Ever since credit cards became widely available, people have not just used them to pay for the things they want and that are within their means, but for necessary goods and services their paychecks can’t handle. 

The Splitit and PYMNTS study found that the median cost of an emergency purchase over $250 made in the last 12 months was $605. As a one-time expense, that’s not bad. But if a charge for an emergency of that amount is made continuously, the balance will quickly build.  

Cast away judgments. People aren’t stupid; they’re desperate.

As a former credit credit and debt counselor, I know that when individuals have the option to borrow for the things they need but can’t afford, they probably will. 

That’s true even when there isn’t enough money to pay the resulting bill quickly, including when interest rates are high and the payments eat into their budgets. 

Credit card debt is the most common of financial obligations, according to a poll conducted by Talker Research for Newsweek, in which 68% of respondents said they’re currently holding onto balances.
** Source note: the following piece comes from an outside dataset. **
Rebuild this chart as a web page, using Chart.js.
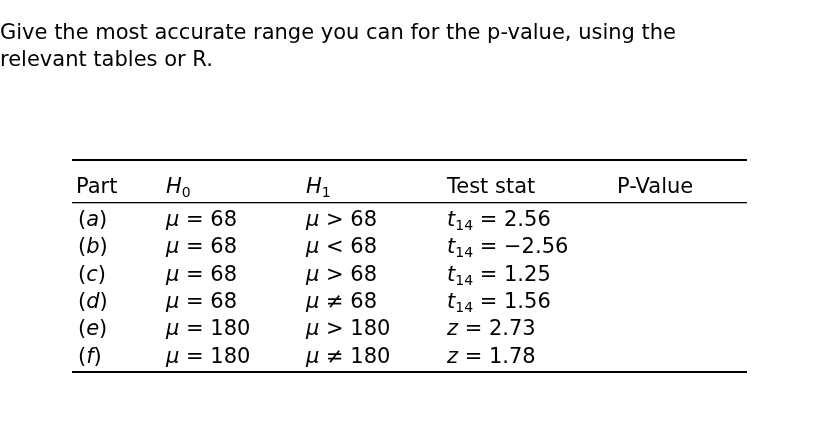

Paying these bills before interest is added is usually best, but clearly many aren’t. 

Cast away judgments. People aren’t stupid; they’re desperate.

The Fallout of Using Credit for Cash Has Already Begun 

The dramatic fallout from carrying too much debt has started. A New York Fed Quarterly Report on Household Debt and Credit analyzed Q4 data and found that consumers are carrying more credit card debt than ever before. The number of accounts more than 90 days late is up year-over-year.

Additionally, credit card interest rates remain deep into the 20s, so indebted consumers are facing hefty financing fees. When they fall behind, they’ll be hit with expensive late fees, currently averaging $32

Credit Card Issuers Can Be the Heroes  

Because credit cards are used by almost all U.S. adults, issuers are in a great position to become the heroes in this story. Too often these companies are viewed as the problem rather than the solution. 

That’s why credit card issuers can and should connect with their cardholders — right now — from those who are struggling with payments and high debt to people who have positive credit histories. 

By doing so they can build a positive relationship with their cardholders, enhance loyalty and mitigate the risks tied to excessive borrowing.

Actively Promote Financial Wellness  

By taking preventative measures to soothe consumer fears, credit card companies can provide timely support, especially in light of people’s concerns over inflation, unemployment, and future economic conditions.

Among the initiatives credit card issuers can take are sending out personal financial education articles, forming partnerships with non-profit credit counseling agencies, and inviting communication rather than waiting for the person to reach out. 

Offering Helpful Products and Services 

As a growing number of consumers turn to credit cards for cash management, offering healthy products and services will be beneficial to both the financial institution as well as their customers. 

For example, although the Consumer Financial Protection Bureau has been stymied, a card issuer still can make changes that will positively affect their cardholders. A temporary reprieve on late fees or significantly lowering fees would be a valued gesture of goodwill. 

In the case of borrowers with positive established records, increasing a cardholder’s credit limit, lowering the interest rate, and reducing costs associated with cash advances could help a cardholder cover essential expenses.  

Catching Those Who’ve Fallen Behind 

Using credit cards as a stopgap measure can quickly transition from relief to “what have I done?” Then, when the cardholder can’t keep up with payments, they panic. 

It’s natural for people to hide their heads in the sand and avoid first contact. In my experience, embarrassment is a driving factor in these situations. Most people are ashamed of their financial problems. 

Credit card issuers can make their cardholders’ lives easier with especially generous hardship programs. If they offer plans with lower or no payments for a few months without extra penalties or credit damage, the cardholder can breathe. 

Making sure people know they can turn to the company during times of stress is important. There should be a “we’re all in this together” attitude because, in truth, we are.